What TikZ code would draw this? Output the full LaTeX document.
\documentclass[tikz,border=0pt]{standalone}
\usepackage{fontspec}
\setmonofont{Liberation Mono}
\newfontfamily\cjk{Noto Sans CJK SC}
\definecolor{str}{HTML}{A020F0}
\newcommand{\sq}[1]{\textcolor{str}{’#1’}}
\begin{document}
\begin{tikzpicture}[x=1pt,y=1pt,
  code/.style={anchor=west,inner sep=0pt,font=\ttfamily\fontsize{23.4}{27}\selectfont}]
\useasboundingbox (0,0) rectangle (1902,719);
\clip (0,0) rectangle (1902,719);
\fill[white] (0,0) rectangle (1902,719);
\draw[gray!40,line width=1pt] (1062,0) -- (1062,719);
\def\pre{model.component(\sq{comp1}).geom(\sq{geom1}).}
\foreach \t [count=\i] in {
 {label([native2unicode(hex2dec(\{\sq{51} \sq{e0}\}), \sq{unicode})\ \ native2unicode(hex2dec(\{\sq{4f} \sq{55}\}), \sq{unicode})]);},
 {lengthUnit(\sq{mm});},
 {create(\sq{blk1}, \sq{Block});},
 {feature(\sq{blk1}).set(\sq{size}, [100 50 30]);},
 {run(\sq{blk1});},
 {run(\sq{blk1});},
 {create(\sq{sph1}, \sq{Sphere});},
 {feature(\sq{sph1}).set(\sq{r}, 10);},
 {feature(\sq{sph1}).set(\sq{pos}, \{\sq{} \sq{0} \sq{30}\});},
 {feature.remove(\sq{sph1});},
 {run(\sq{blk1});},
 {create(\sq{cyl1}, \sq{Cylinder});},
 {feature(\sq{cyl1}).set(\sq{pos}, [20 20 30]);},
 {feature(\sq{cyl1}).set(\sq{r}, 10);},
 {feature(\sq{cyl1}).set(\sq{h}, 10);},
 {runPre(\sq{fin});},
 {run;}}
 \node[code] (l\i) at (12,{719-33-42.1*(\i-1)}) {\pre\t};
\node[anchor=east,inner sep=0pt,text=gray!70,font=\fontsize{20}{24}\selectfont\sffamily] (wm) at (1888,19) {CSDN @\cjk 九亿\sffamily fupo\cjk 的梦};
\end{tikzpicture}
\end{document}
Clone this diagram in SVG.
····················
*What to produce*:
Print every line of the records exactly. Omit nothing.

*Response for this exercise*:
What TikZ code would draw this? Output the full LaTeX document.
\documentclass[tikz,border=0pt]{standalone}
\usepackage{fontspec}
\setmonofont{Liberation Mono}
\newfontfamily\cjk{Noto Sans CJK SC}
\definecolor{str}{HTML}{A020F0}
\newcommand{\sq}[1]{\textcolor{str}{’#1’}}
\begin{document}
\begin{tikzpicture}[x=1pt,y=1pt,
  code/.style={anchor=west,inner sep=0pt,font=\ttfamily\fontsize{23.4}{27}\selectfont}]
\useasboundingbox (0,0) rectangle (1902,719);
\clip (0,0) rectangle (1902,719);
\fill[white] (0,0) rectangle (1902,719);
\draw[gray!40,line width=1pt] (1062,0) -- (1062,719);
\def\pre{model.component(\sq{comp1}).geom(\sq{geom1}).}
\foreach \t [count=\i] in {
 {label([native2unicode(hex2dec(\{\sq{51} \sq{e0}\}), \sq{unicode})\ \ native2unicode(hex2dec(\{\sq{4f} \sq{55}\}), \sq{unicode})]);},
 {lengthUnit(\sq{mm});},
 {create(\sq{blk1}, \sq{Block});},
 {feature(\sq{blk1}).set(\sq{size}, [100 50 30]);},
 {run(\sq{blk1});},
 {run(\sq{blk1});},
 {create(\sq{sph1}, \sq{Sphere});},
 {feature(\sq{sph1}).set(\sq{r}, 10);},
 {feature(\sq{sph1}).set(\sq{pos}, \{\sq{} \sq{0} \sq{30}\});},
 {feature.remove(\sq{sph1});},
 {run(\sq{blk1});},
 {create(\sq{cyl1}, \sq{Cylinder});},
 {feature(\sq{cyl1}).set(\sq{pos}, [20 20 30]);},
 {feature(\sq{cyl1}).set(\sq{r}, 10);},
 {feature(\sq{cyl1}).set(\sq{h}, 10);},
 {runPre(\sq{fin});},
 {run;}}
 \node[code] (l\i) at (12,{719-33-42.1*(\i-1)}) {\pre\t};
\node[anchor=east,inner sep=0pt,text=gray!70,font=\fontsize{20}{24}\selectfont\sffamily] (wm) at (1888,19) {CSDN @\cjk 九亿\sffamily fupo\cjk 的梦};
\end{tikzpicture}
\end{document}
Clone this diagram in SVG.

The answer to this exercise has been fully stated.